Psychological Analysis (Jungian & Freudian)

Jung: Chapel = the mandala of the collective unconscious; singing = active imagination giving sound to the archetype. If the hymn is in an unknown language, the Self is speaking autonomously, integrating shadow material you could never articulate in prose.

Freud: The vaulted ceiling mimics the maternal body; singing is oral-stage gratification—you reclaim the breast that both feeds and silences. A strict super-ego (the bishop in the front pew?) may try to shush, but the id insists on vocal nourishment. Conflict between them produces the anxiety many feel upon waking.

Repetition of this dream indicates the psyche is tuning itself, raising vibration so repressed emotions can exit without traumatizing the ego.

What to Do Next?

  1. Morning Vocal Journal: Before speaking to anyone, hum the exact melody from the dream for 60 seconds. Notice what memories or feelings surface; write three lines.
  2. Reality-Check Conversations: Identify one “chapel” in your life (office, dinner table, Facebook thread) where you normally stay silent. Choose one truthful sentence and “sing” it—speak it with full breath, steady pitch, no apology.
  3. Dream Re-Entry: At bedtime, visualize the chapel, but change one detail—add a window, invite a friend, switch hymns. Record how the dream adapts; it will show the next growth step.

FAQ

Is singing in a chapel dream always religious?

No. The chapel is a symbol of sacred space, not institutional religion. Atheists often dream it when the psyche needs reverence, ritual, or community.

Why did the congregation glare instead of joining?
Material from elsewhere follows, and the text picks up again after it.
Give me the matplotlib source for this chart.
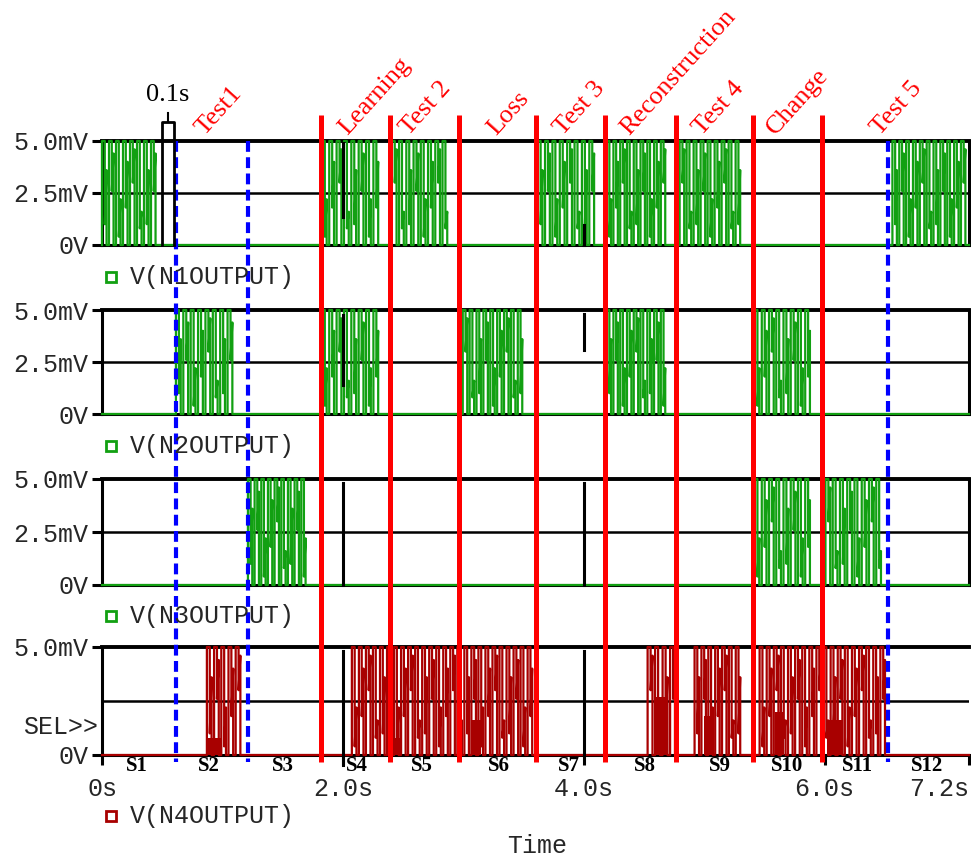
import matplotlib.pyplot as plt
import numpy as np

W, H = 971, 858
X0, X1 = 102, 969          # pixel span of the time axis

# burst windows (seconds)
n1_bursts = [(0.0, 0.465), (1.826, 2.315), (2.407, 2.888), (3.618, 4.108),
             (4.191, 4.697), (4.797, 5.320), (6.564, 7.19)]
n2_bursts = [(0.614, 1.104), (1.826, 2.315), (2.996, 3.510), (4.191, 4.697),
             (5.419, 5.900)]
n3_bursts = [(1.212, 1.710), (5.419, 5.900), (6.008, 6.490)]
n4_bursts = [(0.871, 1.170), (2.075, 3.593), (4.531, 4.780), (4.921, 5.320),
             (5.461, 6.523)]
# dense low-amplitude activity on N4: (start, end, mV)
n4_low = [(0.88, 0.99, 0.8), (2.41, 2.49, 0.8), (3.07, 3.15, 1.6),
          (4.59, 4.70, 2.7), (5.00, 5.08, 1.8), (5.59, 5.66, 2.0),
          (6.02, 6.15, 1.6)]
spike_period = 0.058
# levels (mV) the trace drops to / ramps to inside one spike, used in turn
spike_levels = [(1.0, 3.6), (2.6, 4.4), (0.4, 2.2), (1.8, 4.0), (3.0, 4.6), (0.8, 1.6)]

# black marker strokes: (time, from mV, to mV) per panel
marks = [[(2.0, 1.35, 4.9), (4.0, 0.0, 0.96)],
         [(2.0, 1.39, 4.76), (4.0, 3.07, 4.8)],
         [(2.0, 0.0, 4.8), (4.0, 0.0, 4.8)],
         [(2.0, -0.46, 4.8), (4.0, 0.0, 4.8)]]

red_events = [1.82, 2.39, 2.965, 3.60, 4.18, 4.77, 5.41, 5.98]
blue_events = [0.614, 1.21, 6.53]
event_names = ["Test1", "Learning", "Test 2", "Loss", "Test 3",
               "Reconstruction", "Test 4", "Change", "Test 5"]
event_label_t = [0.85, 2.04, 2.55, 3.27, 3.83, 4.38, 4.98, 5.59, 6.46]

state_names = ["S%d" % i for i in range(1, 13)]
state_t = [0.29, 0.89, 1.50, 2.12, 2.66, 3.30, 3.88, 4.51, 5.13, 5.69, 6.27, 6.85]

scale_bar = (0.498, 0.598)

names = ["V(N1OUTPUT)", "V(N2OUTPUT)", "V(N3OUTPUT)", "V(N4OUTPUT)"]
colors = ["#12a012", "#12a012", "#12a012", "#a80000"]
bursts = [n1_bursts, n2_bursts, n3_bursts, n4_bursts]
# panel pixel rows (top = 5.0mV, bottom = 0V) and legend row
rows = [(141, 245), (310, 414), (479, 585), (647, 755)]
legend_y = [277, 446, 616, 816]

mono = "Liberation Mono"
serif = "Liberation Serif"
tcol = "#262626"


def trace(bl):
    t, v = [0.0], [0.0]
    for j, (a, b) in enumerate(bl):
        n = max(1, int(round((b - a) / spike_period)))
        p = (b - a) / n
        for k in range(n):
            t0 = a + k * p
            lo, hi = spike_levels[(k + 2 * j) % len(spike_levels)]
            t += [t0, t0, t0 + 0.4 * p, t0 + 0.4 * p, t0 + 0.65 * p, t0 + 0.65 * p]
            v += [0, 5, 5, lo, hi, 0]
        t.append(b)
        v.append(0)
    t.append(7.2)
    v.append(0)
    return np.array(t), np.array(v)


fig = plt.figure(figsize=(W / 100, H / 100), dpi=100)

for i in range(4):
    top, bot = rows[i]
    ax = fig.add_axes([X0 / W, 1 - bot / H, (X1 - X0) / W, (bot - top) / H])
    ax.set_xlim(0, 7.2)
    ax.set_ylim(0, 5)
    tt, vv = trace(bursts[i])
    ax.plot(tt, vv, color=colors[i], lw=1.6, zorder=3, clip_on=False)
    if i == 3:
        for a, b, h in n4_low:
            ax.fill_between([a, b], 0, h, color=colors[i], lw=0, zorder=3)
    ax.axhline(2.5, color="black", lw=1.8, zorder=1)
    for t, a, b in marks[i]:
        ax.plot([t, t], [a, b], color="black", lw=2.2, zorder=4, clip_on=False)
    for s in ["left", "right", "bottom", "top"]:
        ax.spines[s].set_linewidth(2.2)
    ax.spines["top"].set_linewidth(2.8)
    if i < 3:
        ax.set_yticks([0, 2.5, 5])
        ax.set_yticklabels(["0V", "2.5mV", "5.0mV"])
        ax.set_xticks([])
    else:
        ax.spines["right"].set_visible(False)
        ax.set_yticks([0, 5])
        ax.set_yticklabels(["0V", "5.0mV"])
        ax.set_xticks([0, 2, 4, 6, 7.2])
        ax.set_xticklabels(["0s", "2.0s", "4.0s", "6.0s", "7.2s"],
                           fontfamily=mono, fontsize=18, color=tcol)
        ax.get_xticklabels()[-1].set_ha("right")
        ax.tick_params(axis="x", direction="out", length=7, width=2.2, pad=9)
        ax.text(-0.004, 1.3, "SEL>>", transform=ax.get_yaxis_transform(),
                ha="right", va="center", fontfamily=mono, fontsize=18, color=tcol)
        for name, t in zip(state_names, state_t):
            ax.text(t, -0.5, name, ha="center", va="center", fontfamily=serif,
                    fontweight="bold", fontsize=15, color="black")
    ax.tick_params(axis="y", direction="out", length=7, width=2.2, pad=3)
    for lab in ax.get_yticklabels():
        lab.set_fontfamily(mono)
        lab.set_fontsize(18)
        lab.set_color(tcol)

# overlay in time (x) and pixel rows (y) for the event lines and texts
ov = fig.add_axes([X0 / W, 0, (X1 - X0) / W, 1])
ov.set_xlim(0, 7.2)
ov.set_ylim(H, 0)
ov.axis("off")
ov.patch.set_visible(False)

for t in red_events:
    ov.plot([t, t], [115, 762], color="#ff0000", lw=3.6, solid_capstyle="butt")
for t in blue_events:
    ov.plot([t, t], [141, 762], color="#0000ff", lw=3, dashes=(2.6, 1.3))
for name, t in zip(event_names, event_label_t):
    ov.text(t, 136, name, rotation=48, rotation_mode="anchor", ha="left",
            va="baseline", color="#ff0000", fontfamily=serif, fontsize=19)

# 0.1 s scale bar
a, b = scale_bar
m = (a + b) / 2
ov.plot([a, a, b, b], [245, 122, 122, 245], color="black", lw=2)
ov.plot([m, m], [122, 113], color="black", lw=1.5)
ov.text(m, 95, "0.1s", ha="center", va="center", fontfamily=serif, fontsize=19)

for i in range(4):
    ov.plot([0.075], [legend_y[i]], marker="s", ms=7, mfc="white",
            mec=colors[i], mew=2, clip_on=False)
    ov.text(0.232, legend_y[i], names[i], ha="left", va="center",
            fontfamily=mono, fontsize=18, color=tcol)

fig.text(537 / W, 1 - 846 / H, "Time", ha="center", va="center",
         fontfamily=mono, fontsize=18, color=tcol)

fig.savefig("out.png", dpi=100)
Glaring figures embody your inner critics. Their refusal to harmonize mirrors waking-life fear of rejection. Counter by softening the glare: imagine them humming along before you wake.

What if I cannot remember the song lyrics?

Melody without words points to pre-verbal emotion—grief, ecstasy, or trauma that language hasn’t caught up with. Try vocalizing nonsense sounds while awake; meaning will crystallize within a week.

Summary

To dream of singing in a chapel is to give your private story a public resonance, testing how your truth vibrates inside collective walls. Honor the song—whether warning or celebration—by letting it echo one deliberate note into waking life.

From the 1901 Archives

"To dream of a chapel, denotes dissension in social circles and unsettled business. To be in a chapel, denotes disappointment and change of business. For young people to dream of entering a chapel, implies false loves and enemies. Unlucky unions may entangle them."